Archival Pigment Print or Archival Fine Art Print, is a type of inkjet print used in fine art reproductions, also sometimes referred to as a Giclée. Artwork reproduced as a fine art print typically mirrors the look of a physical piece of art. The purchase of an Archival Pigment Print does come at a higher price than a traditional offset lithograph print, however, no other reproduction process can match the quality of an Archival Pigment Print, nor come as close to reproducing the artist’s original work of art. We print on a variety of archival acid-free 100% cotton papers using Epson UltraChrome HDX inks. These inks can provide print permanence ratings of up to 200 years for color prints, and likely in excess of 400 years for black and white prints, producing collectible works of art capable of lasting many generations. It’s the ultimate way to preserve the legacy of an artist.

Serigraph, also called a Silkscreen or Screenprint, is a printing technique where a mesh is used to transfer ink onto a substrate, except in areas made impermeable to the ink by a blocking stencil. A blade or squeegee is moved across the screen in order to print each color. Several screens can be used to produce a multi-colored image or design. The inks used are mainly water based acrylic paint, on a variety of archival and acid free 100% cotton rag papers, or specialty colored and holographic papers. Silkscreen is best suited for images with flat colors and bold lines.

Offset Lithography is one of the most common ways of creating printed materials and is done using four ink colors : Cyan, Magenta, Yellow and Black, also known as CMYK. It is a technique whereby ink is spread on metal plate with etched images, then transferred to a rubber blanket, and finally applied to paper by pressing the paper against the blanket. A few of its common applications include posters, magazines, brochures, stationery, and books. Lithographs can also be embellished with metallic and holographic embossments and debossments. Compared to other printing methods, offset lithograph printing is best suited for producing large volumes of prints. We use this printing method for most of our large open edition print runs on acid free paper with a Satin coating.

Glassine is a smooth, glossy paper that is semi transparent milky white and partially allows what’s inside or behind the paper to show through. As a result of the manufacturing process, glassine is pH neutral and acid free, and it’s resistant to moisture, air, and grease.
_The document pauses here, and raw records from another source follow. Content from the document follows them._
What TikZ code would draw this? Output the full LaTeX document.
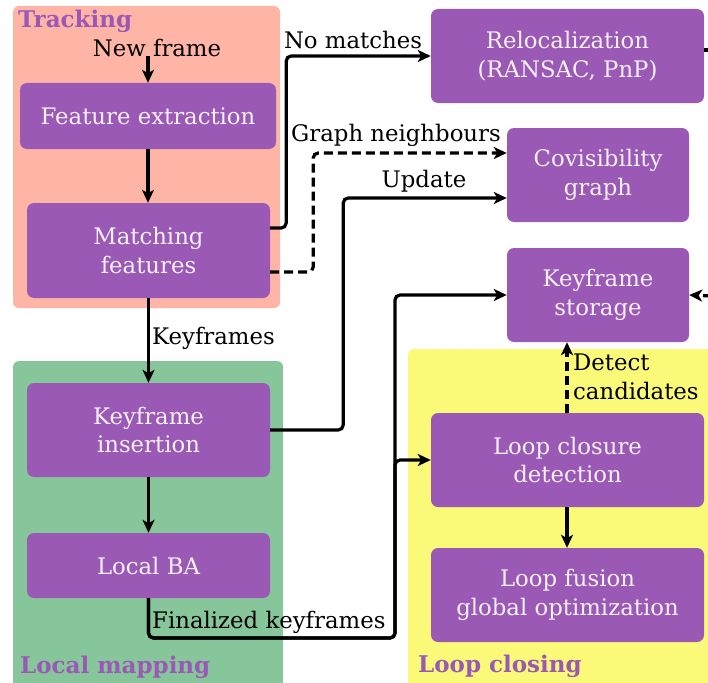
\documentclass[tikz,border=0pt]{standalone}
\usepackage{fontspec}
\setmainfont{DejaVu Serif}
\usetikzlibrary{arrows.meta,calc}
\definecolor{boxpurple}{HTML}{9B59B6}
\definecolor{salmon}{HTML}{FFB5A5}
\definecolor{grn}{HTML}{86C69A}
\definecolor{yel}{HTML}{FAFA78}
\definecolor{boxtext}{HTML}{F4F0F6}
\begin{document}
\begin{tikzpicture}[x=1pt,y=-1pt,
  proc/.style={fill=boxpurple, rounded corners=7pt, text=boxtext, align=center, inner sep=0pt,
    font=\fontsize{22.8}{28.5}\selectfont},
  grp/.style={rounded corners=6pt},
  grplabel/.style={text=boxpurple, font=\fontsize{23}{26}\selectfont\bfseries, inner sep=0pt, anchor=base west},
  lbl/.style={font=\fontsize{22.8}{28.5}\selectfont, inner sep=0pt},
  arr/.style={line width=3.2pt, -{Stealth[length=13pt,width=12pt,inset=3.5pt]}, rounded corners=5pt},
  dsh/.style={arr, dash pattern=on 9pt off 5pt}
]
\useasboundingbox (0,0) rectangle (708,682);
\fill[white] (0,0) rectangle (708,682);
\begin{scope}
\clip (0,0) rectangle (708,682);
% groups
\fill[salmon,grp] (13,6) rectangle (280,308);
\fill[grn,grp] (13,361) rectangle (283,692);
\fill[yel,grp] (408,349) rectangle (720,692);
\node[grplabel] (gt) at (18,28) {Tracking};
\node[grplabel] (gl) at (20,673) {Local mapping};
\node[grplabel] (gc) at (418,672) {Loop closing};

% process boxes
\node[proc, minimum width=256pt, minimum height=66pt] (fe) at (148,116) {Feature extraction};
\node[proc, minimum width=243pt, minimum height=95pt] (mf) at (148.5,250.5) {Matching\\features};
\node[proc, minimum width=243pt, minimum height=94pt] (ki) at (148.5,430) {Keyframe\\insertion};
\node[proc, minimum width=243pt, minimum height=65pt] (lba) at (148.5,565.5) {Local BA};
\node[proc, minimum width=273pt, minimum height=94pt] (rel) at (567.5,56) {Relocalization\\(RANSAC, PnP)};
\node[proc, minimum width=182pt, minimum height=94pt] (cov) at (598,175) {Covisibility\\graph};
\node[proc, minimum width=182pt, minimum height=94pt] (kfs) at (598,295) {Keyframe\\storage};
\node[proc, minimum width=273pt, minimum height=94pt] (lcd) at (567.5,460) {Loop closure\\detection};
\node[proc, minimum width=273pt, minimum height=94pt] (lf) at (567.5,595) {Loop fusion\\global optimization};

% labels
\node[lbl] (nf) at (157,48) {New frame};
\node[lbl] (nm) at (353,40) {No matches};
\node[lbl] (gn) at (396,135) {Graph neighbours};
\node[lbl] (up) at (424,181) {Update};
\node[lbl, anchor=west] (kf) at (152,338) {Keyframes};
\node[lbl, anchor=west] (fk) at (152,622) {Finalized keyframes};
\node[lbl, anchor=west, align=left] (dc) at (573,377) {Detect\\candidates};

% coordinates
\coordinate (nfa) at (148,56);
\coordinate (fkc) at (395,638);
\coordinate (rr) at (712,50);
\coordinate (kr) at (712,296);

% connectors
\draw[arr] (nfa) -- (fe.north -| nfa);
\draw[arr] (fe.south) -- (fe.south |- mf.north);
\draw[arr] ($(mf.east)+(0,-22.5)$) -- ++(16,0) |- (rel.west);
\draw[dsh] ($(mf.east)+(0,21.5)$) -- ++(43,0) |- ($(cov.west)+(0,-22)$);
\draw[arr] (ki.east) -- ++(73,0) |- ($(cov.west)+(0,23)$);
\draw[arr] (mf.south) -- (ki.north);
\draw[arr] (ki.south) -- (lba.north);
\draw[arr] (lba.south) |- (fkc) |- (lcd.west);
\draw[arr] (lba.south) |- (fkc) |- (kfs.west);
\draw[line width=3.2pt] ($(rel.east)+(0,-6)$) -- (rr);
\draw[dsh] (kr) -- (kfs.east);
\draw[dsh] (lcd.north -| 567,0) -- (kfs.south -| 567,0);
\draw[arr] (lcd.south -| 567,0) -- (lf.north -| 567,0);
\end{scope}
\end{tikzpicture}
\end{document}
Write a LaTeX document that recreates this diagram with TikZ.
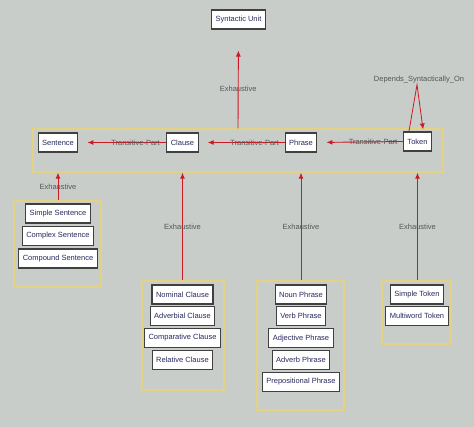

Because it is made from wood pulp, glassine is fully recyclable and biodegradable – making it a sustainable material choice for long term storage.

Limited Edition prints come signed by the artist, and are part of a specific numbered edition. Each print gets its own individual number, for instance 1/100, 2/100, 3/100, and so on. When each number in the edition has been sold, that specific print edition will never be released again. This promotes the rarity and collectibility of a print. We sometimes print a second edition of a popular artwork, however we change the size, paper, or colors of the print to make it different and distinguish it from the first edition. 

Open Editions are prints that come signed by the artist, but are not part of a numbered edition. They can be kept in print for a very long time, and will not sell out like a limited edition print would.